"We just want our young people to see what went on in those days. It will be a hands-on experience for them, and even for myself," she adds with a laugh. "I don't remember any of this. The courthouse will be open, old records will be on display, there will be tour guides and people to answer questions."
The free celebration, which includes re-enactments and demonstrations at the site of Logan's Fort, likely will be continued next year, although the numbers 225 and 230 won't be important.
"We are going to kind of branch off. Next year, we won't be celebrating the 225th and 230th anniversaries, but we'll still having a heritage festival," Middleton notes.
Stanford Mayor Eddie R. Carter, a history buff, says Stanford is rich in important state history and historical figures.
"Benjamin Logan is our founder, and Logan's Station was built in 1775," Carter explains. "William Whitley built the first brick home west of the Alleghenies, and the first horse-racing track in the nation (that ran) counterclockwise. Races were held there from 1788 to 1861, when the Civil War started.
"What was significant about the racetrack is that he hated the British so much, he wanted to go against them. So he raced the horses counterclockwise."
Carter adds Kentucky's first governor, Isaac Shelby, was from Lincoln County, and early pioneers, such as Daniel Boone, George Rogers Clark and Simon Kenton, passed through Logan's Station on their ways to other places.
One of Saturday's activities, the dedication of a Kentucky Historical Society marker for Wilderness Trail, is especially notable, Carter notes.
"It'll be 1:30 p.m. Saturday, right after the parade. Wilderness Road is such an important road in the western migration movement," Carter explains. "It's a very important part of the state's heritage and history, and (the trail passed) through Lincoln County and Stanford.
"It was just actually a trail in 1775 to 1796, and over 200,000 people made their way to Kentucky and beyond over the Wilderness Trail. In 1796, the state widened the road for wagons - up to that point, wagon couldn't pass. Daniel Boone and his men helped cut out part of the trail, and Ben Logan, when he came through, broke off from here at Hazel Patch, between London and Mount Vernon, to Stanford here."
Another important going-on ties in with the courthouse.
"We have a beautiful old courthouse, and a lot of it has been renovated - the copper roof over the courthouse, and the inside has been re-done," Carter says. "We're going to show our records off. We have the oldest in the state - they go back to 1780. Some are written on sheepskin. A lot of people have never seen them."

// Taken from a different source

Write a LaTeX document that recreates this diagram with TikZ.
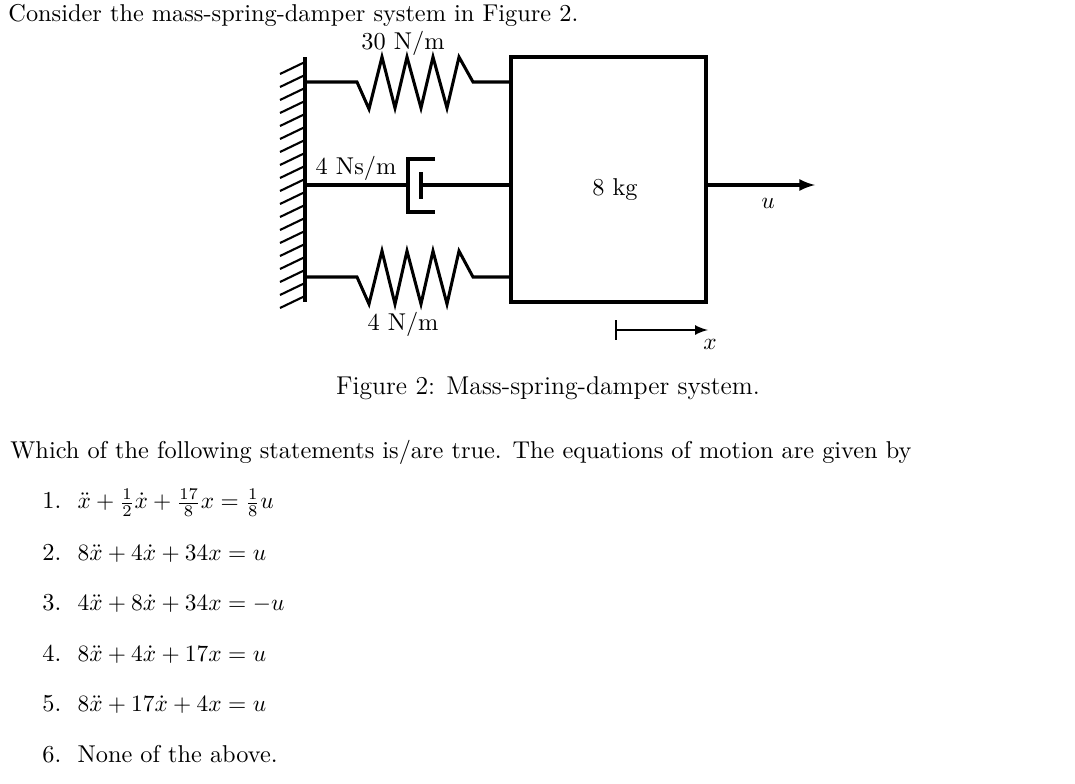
\documentclass[tikz,border=0pt]{standalone}
\begin{document}
\begin{tikzpicture}[x=0.4274pt,y=-0.4274pt,
  every node/.style={font=\fontsize{10.4}{12.5}\selectfont},
  ln/.style={line width=1.3pt},
  bx/.style={line width=1.5pt},
  lbl/.style={inner sep=0pt},
  txt/.style={anchor=west,inner sep=0pt}]
\useasboundingbox (0,0) rectangle (1075,784);
% wall
\draw[ln] (305,57) -- (305,302);
\foreach \y in {62,75,...,300} \draw[line width=0.9pt] (305,\y) -- (280,\y+12);
% top spring
\coordinate (w1) at (305,82);
\coordinate (m1) at (511,82);
\draw[ln] (w1) -- (357,82) -- (369,109) -- (382,57) -- (395,108) -- (407,57) -- (421,108) -- (433,57) -- (447,108) -- (459,57) -- (473,82) -- (m1);
% bottom spring
\coordinate (w3) at (305,277);
\coordinate (m3) at (511,277);
\draw[ln] (w3) -- (357,277) -- (369,304) -- (382,251) -- (395,304) -- (407,251) -- (421,304) -- (433,251) -- (447,304) -- (459,251) -- (473,277) -- (m3);
% damper
\coordinate (w2) at (305,185);
\coordinate (m2) at (511,185);
\draw[ln] (w2) -- (408,185);
\draw[ln] (435,159) -- (408,159) -- (408,212) -- (435,212);
\draw[ln] (421,172) -- (421,199);
\draw[ln] (421,185) -- (m2);
% mass
\node[draw,bx,minimum width=195*0.4274pt,minimum height=245*0.4274pt,inner sep=0pt] (mass) at (608.5,179.5) {};
\node[lbl] at (615,190) {8 kg};
\coordinate (ue) at (815,185);
\draw[ln,-latex] (mass.east |- ue) -- (ue);
\node[lbl] at (768,203) {$u$};
% x arrow
\coordinate (xs) at (616,330);
\coordinate (xe) at (708,330);
\draw[line width=0.9pt] (616,320) -- (616,340);
\draw[line width=0.9pt,-latex] (xs) -- (xe);
\node[lbl] at (710,344) {$x$};
% labels
\node[lbl] at (403,43) {30 N/m};
\node[lbl] at (356,168) {4 Ns/m};
\node[lbl] at (403,324) {4 N/m};
\node[lbl,font=\fontsize{11}{13}\selectfont] at (548,388) {Figure 2: Mass-spring-damper system.};
\node[txt] at (8,15) {Consider the mass-spring-damper system in Figure 2.};
\node[txt] at (10,452) {Which of the following statements is/are true. The equations of motion are given by};
\node[txt] at (42,503) {1.\ \ $\ddot x+\frac12\dot x+\frac{17}{8}x=\frac18u$};
\node[txt] at (42,553) {2.\ \ $8\ddot x+4\dot x+34x=u$};
\node[txt] at (42,603) {3.\ \ $4\ddot x+8\dot x+34x=-u$};
\node[txt] at (42,654) {4.\ \ $8\ddot x+4\dot x+17x=u$};
\node[txt] at (42,704) {5.\ \ $8\ddot x+17\dot x+4x=u$};
\node[txt] at (42,754) {6.\ \ None of the above.};
\end{tikzpicture}
\end{document}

Additionally, a dedication of the courthouse renovations will be held after the parade, around the same time as the dedication of the Wilderness Trail historical marker.
Carter is excited about the re-enactors he's heard about that will be attending.
"It's a group of people who dress up in pioneer clothing, and they'll be camping out and living like in the 1700s. ... I've heard they really are authentic - it's like stepping back in time.
"And, a couple of groups of Native American Indians will be camped out."
Crucial to the work at Logan's Fort and the organization of the festival have been local historians Lynda Closson and Luzia Foster, Carter notes.
"(They) played a big part in getting this thing, the re-enactment of pioneers, here. It's a great committee.
"We want to try to educate people about our heritage at the site out there. Lynda and the Logan's Fort Foundation have done a lot of work in getting the history of the settlement."
Carter believes the importance of Logan's Fort and Benjamin Logan sometimes is overlooked. He says Logan worked harder to get Kentucky statehood than Daniel Boone or James Harrod. He almost became the second governor of Kentucky.
And "the great Daniel Boone was put on trial in 1778 at Logan's Fort out here," he adds. Boone was on trial for treason, no less. "It was pretty significant," Carter notes.